Experimental and numerical study on the integration of a built-in wave energy converter(BIWEC) and floating platform

Abstract

Nowadays generating electricity continuously in real waves over extended periods is a big challenge due to harsh ocean environment for wave energy converters (WECs). In this study, in order to enhance the reliability of WEC, a novel BIWEC which can form an integrated system by combing with existing floating platforms is proposed. This design method provides a robust mechanism for using wave energy efficiently and has been validated through the numerical simulations and physical model experiments of integrated systems. In addition, a comprehensive study and analysis on the coupling dynamic characteristics of the integrated system, as well as the influence of different power take-off (PTO) parameters on the power generation performance of BIWEC are conducted.

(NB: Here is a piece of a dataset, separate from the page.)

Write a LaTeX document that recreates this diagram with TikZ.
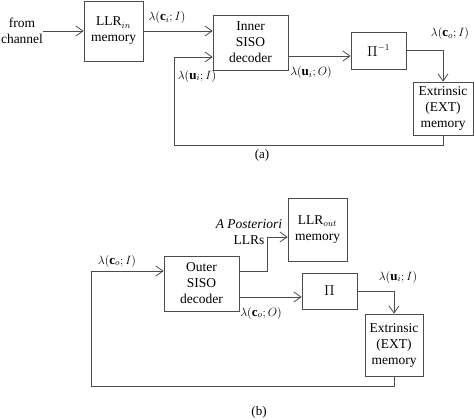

Furthermore, using the typical wave conditions in the South China Sea (2–10 s wave period and 2 m wave height) as an example, the capture power and capture width ratio of BIWEC under various effective motion strokes and mass ratios are investigated. The research results indicate that the BIWEC has the characteristics of dual resonance frequencies, a wide range of wave frequency capture, and high energy conversion efficiency, and the results of the physical experiments are consistent with those of numerical simulations, validating the reliability of the physical experiments. In the physical experimental tests, the average mechanical efficiency of the BIWEC model is 49.17%. The research results presented in this paper have significant implications for the further promoting of commercialization of WEC.